Advanced Energy, today introduced a high-density, high-efficiency 48 V, 30 kW dual-feed Open Rack version 3 (ORv3) power shelf that minimises the power consumption and improves the reliability of compute and storage applications in hyper scale and enterprise data centres.
Featuring power supplies with demonstrated efficiency of 97%, Advanced Energy’s new Artesyn 2U shelf incorporates a hot swappable controller and can accommodate up to twelve 48 V, 3 kW open rack rectifiers with power up to 30 kW. These rectifiers include an embedded automatic transfer switch (ATS) capability that switches input to a secondary AC source on detection of primary AC power loss without any interruption to output voltage.
“Minimising power consumption and driving down costs are key challenges for data centre operators as they look to meet the increased power demands of the latest high-performance processors,” said Harry Soin, senior director of technical marketing for hyper scale data centres at Advanced Energy. “Evolving rack power from 12 V to 48 V architectures reduces conduction losses by a factor of 16, while open systems compliance ensures interoperability and reduced total system costs. Advanced Energy’s Open Rack power shelf and rectifiers directly address these requirements while adding ATS technology to ensure optimal availability.”

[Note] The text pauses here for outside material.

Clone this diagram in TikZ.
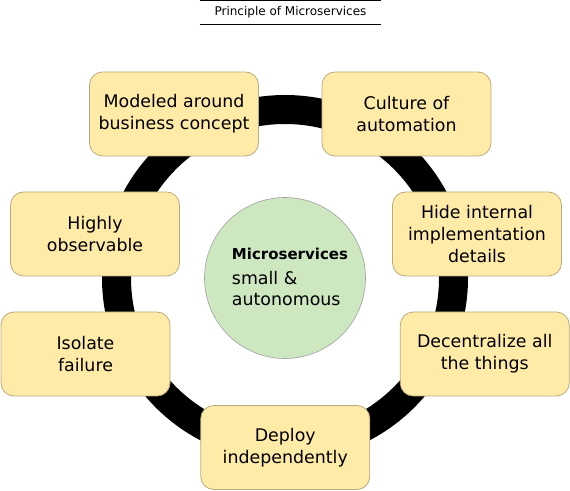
\documentclass[tikz,border=0pt]{standalone}
\usepackage{fontspec}
\setmainfont{DejaVu Sans}
\usetikzlibrary{positioning}
\definecolor{boxfill}{RGB}{255,235,168}
\definecolor{boxline}{RGB}{185,170,125}
\definecolor{hubfill}{RGB}{205,232,192}
\definecolor{hubline}{RGB}{160,160,160}
\begin{document}
\begin{tikzpicture}[
    x=1pt, y=1pt,
    boxnode/.style={
        rectangle, rounded corners=13pt, draw=boxline, fill=boxfill,
        line width=0.8pt, minimum width=169pt, minimum height=84pt,
        align=center, font=\fontsize{17.4}{22}\selectfont, inner sep=2pt
      },
    hubnode/.style={
        circle, draw=hubline, fill=hubfill, line width=0.6pt,
        minimum size=161pt, inner sep=0pt, align=left,
        font=\fontsize{17}{21.5}\selectfont
      },
  ]
  \useasboundingbox (0,0) rectangle (570,490);
  \node[minimum width=181pt, minimum height=23pt, inner sep=0pt,
    font=\fontsize{12}{14}\selectfont](title) at (290.5,477.5) {Principle of Microservices};
  \draw[line width=0.9pt] (title.north west) -- (title.north east);
  \draw[line width=0.9pt] (title.south west) -- (title.south east);
  \draw[line width=29pt] (285,212) circle (168.5);
  \node[hubnode](hub) at (285,212) {};
  \node[align=left, inner sep=0pt, font=\fontsize{17.4}{21.5}\selectfont](hubtext) at (290,213)
    {{\fontsize{15}{18}\selectfont\bfseries Microservices}\\[3pt]small \&\\autonomous};
  \node[boxnode](model) at (174,376) {Modeled around\\business concept};
  \node[boxnode](culture) at (406.5,376) {Culture of\\automation};
  \node[boxnode](hide) at (477,256) {Hide internal\\implementation\\details};
  \node[boxnode](decentral) at (484.75,136) {Decentralize all\\the things};
  \node[boxnode](deploy) at (285.3,42.5) {Deploy\\independently};
  \node[boxnode](isolate) at (85.5,136) {Isolate\\failure};
  \node[boxnode](observe) at (95,256) {Highly\\observable};
\end{tikzpicture}
\end{document}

Advanced Energy’s ORv3 30 kW power shelf is compatible with star, delta and single-phase input configurations and includes a hot-pluggable, DMTF Redfish-compatible Shelf Controller for simple, secure monitoring and control over Ethernet. Its 48 V, 3 kW rectifiers are high line single-phase AC-DC power supplies that convert input voltages of between 200 Vac and 277 Vac into 48 V output. A narrow output voltage band eliminates over size design and enables a 4:1 ratio DC-DC conversion for downstream 12 V loads.
Both the power shelf and the rectifiers are fully compliant with EN61000-4-5 and EN55035 EMC standards and IEC/UL/EN62368 safety standards.
The power shelf will be showcased at AE’s booth C22 at the Open Compute Project (OCP) Global Summit 2021, which takes place November 9-10 at the San Jose McEnery Convention Center.